By gathering this insight, you will be able to more effectively communicate your needs in a relationship, from a place of confidence. Being better informed about your identity, you are more likely to find someone who has a similar value system and relationship objectives. I realized in my emotional work that I had acted in such a way that demonstrates fear my thoughts, behaviors and actions. For example, when something didn’t go my way, I sulked and sought ways to punish the other person because I felt rejected and feared being abandoned. If there was conflict, I immediately thought it was over. In my work, I was able to see how childish I had become. I’m now better equipped to not act on my fearbased thoughts—instead responding appropriately, like an adult. If I enter into a relationship without this information and change in behavior, I’m likely to perpetuate the unhealthy relationships choices I made in active addiction.
By not looking within, and choosing a relationship to fix you, you’re simply transferring your addiction from drugs to people, co-dependency, and lust.

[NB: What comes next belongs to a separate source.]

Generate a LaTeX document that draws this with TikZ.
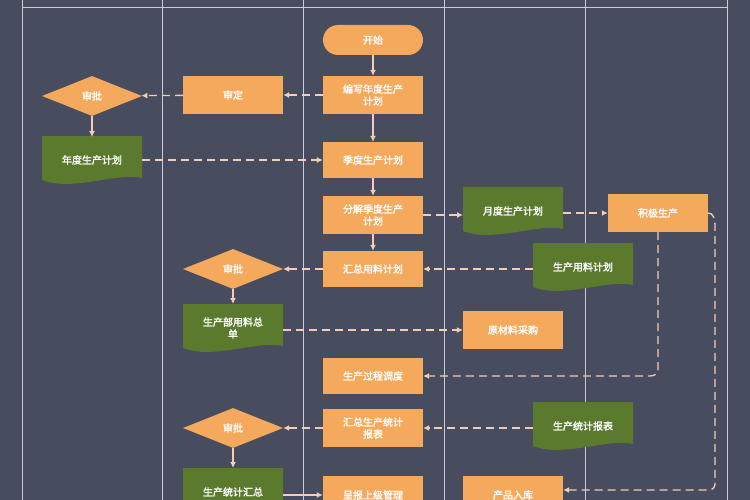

3. Fall in love with yourself
I cannot impress enough how important it is that you first fall in love with yourself, before you can fall in love with someone else. It’s unlikely you’ll gain the respect and love you deserve unless you first show it to yourself. When you do it that way around, you influence what you will and won’t accept and are less likely to be treated badly and abandon yourself in the process. Trust me, I know. That involves spending quality time with myself—taking long walks, candlelit baths, yoga, taking myself on dates, and having a well-practiced selfcare regime. I was at war with myself and neglected my soul for far too long in addiction; it became time to show myself love that I deserved. From that place, I understood the love that I was worthy of.

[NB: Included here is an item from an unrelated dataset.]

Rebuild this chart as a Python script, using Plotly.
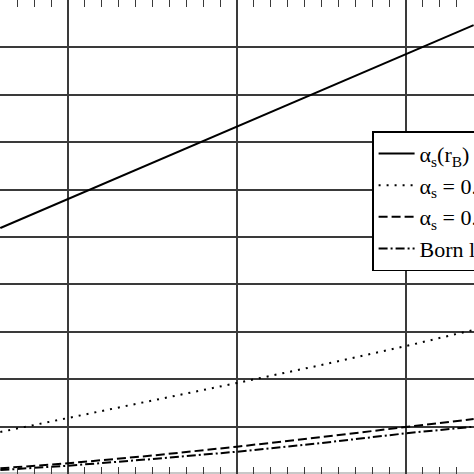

4. Practice congruence between your intentions and your actions
So many times I’ve said that I’m going to take this slow. That I’m going to get to know them first. My intentions were to meet someone who was capable of a longterm relationship that could potentially have the same goals as me down the line, with children. Except, my actions were to jump into something head first, let my recovery slip, and become physically intimate too soon. Consequently, I’ve ended up with guys that don’t really want to stick around. Either because I’d scared them off, or because they were only after one thing. Be wise and take things slow. The longer you take to get physical—if the guy is interested in you—it’s likely he’ll stick around. And, most importantly, you’ll have more respect for yourself. I have learned this the hard way.
5. Maintain your recovery, and keep talking
I’ve spent hours on the phone to my close and trusted female friends. I had no idea how relationships work. I had all of these feelings and I needed friends to help me sieve through them and identify what was going on. It was frightening. It is really no surprise that relationships are the biggest cause of relapse. We hear it all the time: people get involved, stop attending meetings, and then the relationship breaks-up and they relapse. It doesn’t always happen that way, but relationships are a sure fire way of affecting your equilibrium that you have spent months trying to achieve. This is why it is crucial to keep talking. I needed more recovery activities and conversations with female friends when I was in a relationship.
6. Protect yourself and your recovery
This means that your recovery comes first. Without it, you have no successful relationships. So be mindful of dating someone who is a drinker, or likes to party. Put your recovery and your friendships first.
All-in-all, my experience of dating has involved both a lot pain and growth. It has also involved pleasure, laughs, and joy. Without that experience I wouldn’t be who I am today, with the solid self-knowledge, respect and confidence I now have.